Discuss - 廖雪峰的官方网站

LesLieM樂

#1 Created at ... [Delete] [Delete and Lock User]

# !/usr/bin/env/Python3
# - * - coding: utf-8 - * -


# 思路源于http://blog.csdn.net/nwpulei/article/details/7272832


from html.parser import HTMLParser


class MyHTMLParser(HTMLParser):
    def __init__(self):
        super().__init__()
        self.li = False
        self.h3 = False
        self.a = False
        self.p = False
        self.time = False
        self.span1 = False
        self.span2 = False
        self.event_dict = {}
        self.count = 0

    def handle_starttag(self, tag, attrs):
        if tag == 'li':
            self.li = True
        elif tag == 'h3':
            for k, v in attrs:
                if k == 'class' and v == 'event-title':
                    self.h3 = True
        elif tag == 'a':
            self.a = True
        elif tag == 'p':
            self.p = True
        elif tag == 'time':
            self.time = True
        elif tag == 'span':
            for k, v in attrs:
                if k == 'class' and v == 'say-no-more':
                    self.span1 = True
                elif k == 'class' and v == 'event-location':
                    self.span2 = True

    def handle_data(self, data):
        if self.li:
            if self.h3 == True and self.a == True:
                self.count += 1  # 用self.count作为self.IDdict的key，表示会议的次数
                self.event_dict[self.count] = {}
                self.event_dict[self.count]['name'] = data
            elif self.p:
                if self.time:
                    if not self.span1:
                        self.event_dict[self.count]['time'] = data
                    else:
                        self.event_dict[self.count]['time'] += (',' + data)
                else:
                    if self.span2:
                        self.event_dict[self.count]['site'] = data

    def handle_endtag(self, tag):
        if tag == 'a':
            self.a = False
        elif tag == 'h3':
            self.h3 = False
        elif tag == 'span':
            self.span1 = False
            self.span2 = False
        elif tag == 'time':
            self.time = False
        elif tag == 'p':
            self.p = False
        elif tag == 'li':
            self.li = False


parser = MyHTMLParser()

def parse_python_event(html_data):
    global parser
    parser = MyHTMLParser()
    parser.feed(html_data)
    return parser.event_dict


if __name__ == '__main__':
     html_data = r'''HTML Data'''
     event = parse_python_event(html_data)
    print('Conference: %s' % event)
    for i in range(1, parser.count+1):
        print(event[i]['name'], '\n', event[i]['time'], '\t', event[i]['site'])

输出为：

event 1: PyCon SK 2017 
 10 March – 13 March , 2017      Bratislava, Slovakia
event 2: Rencontres Django 2017 
 01 April – 03 April , 2017      Toulon, France
event 3: DjangoCon Europe 2017 
 03 April – 08 April , 2017      Florence, Italy
event 4: PyCon UA 2017 
 08 April – 10 April , 2017      Lviv Arena Stadium, Lviv City, Ukraine
event 5: PythonCamp 2017 
 08 April – 10 April , 2017      GFU Cyrus AG , Am Grauen Stein 27, 51105 Köln, Germany
event 6: PyDays Vienna 
 05 May – 07 May , 2017      FH Technikum Wien, Höchstädtplatz 6, 1200 Vienna, Austria
event 7: PyCon Philippines 2017 
 25 Feb. – 27 Feb. , 2017      Cagayan de Oro City, Philippines
event 8: PyWeek 23 - Python community game jam 
 19 Feb. – 27 Feb. , 2017      Online Event

LesLieM樂

#2 Created at ... [Delete] [Delete and Lock User]

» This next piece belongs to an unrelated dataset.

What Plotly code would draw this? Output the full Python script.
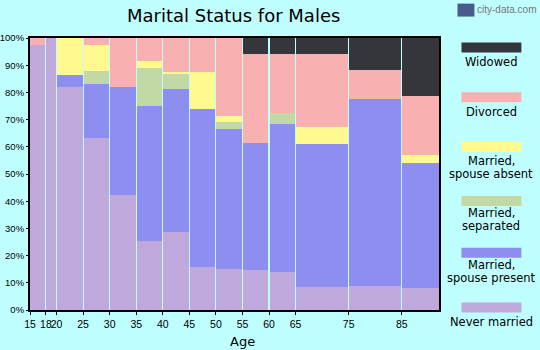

@廖雪峰老师有一个小问题，为什么例子里这几行代码貌似没有起到作用？

from html.entities import name2codepoint

def handle_entityref(self, name):
        print('&%s;' % name)

def handle_charref(self, name):
        print('&#%s;' % name)

parser.feed('''<html>

<body>  <p>Some <a href=\"#\">html</a> HTML tutorial...<br>END</p> </body></html>''')

这里的 并没有打印出来呀，依旧是空格？好像根本就没有调用handle_entityref()

用户5370054522

#3 Created at ... [Delete] [Delete and Lock User]

那个是特殊字符，而我们的例子中没有特殊字符

zwq54argfun

#4 Created at ... [Delete] [Delete and Lock User]

def handle_entityref(self, name):
    name = chr(name2codepoint[name])
    print('&%s;' % name)

def handle_charref(self, name):
    if name.startswith('x'):
        name = chr(int(name[1:], 16))
    else:
        name = chr(int(name))
    print('&#%s;' % name)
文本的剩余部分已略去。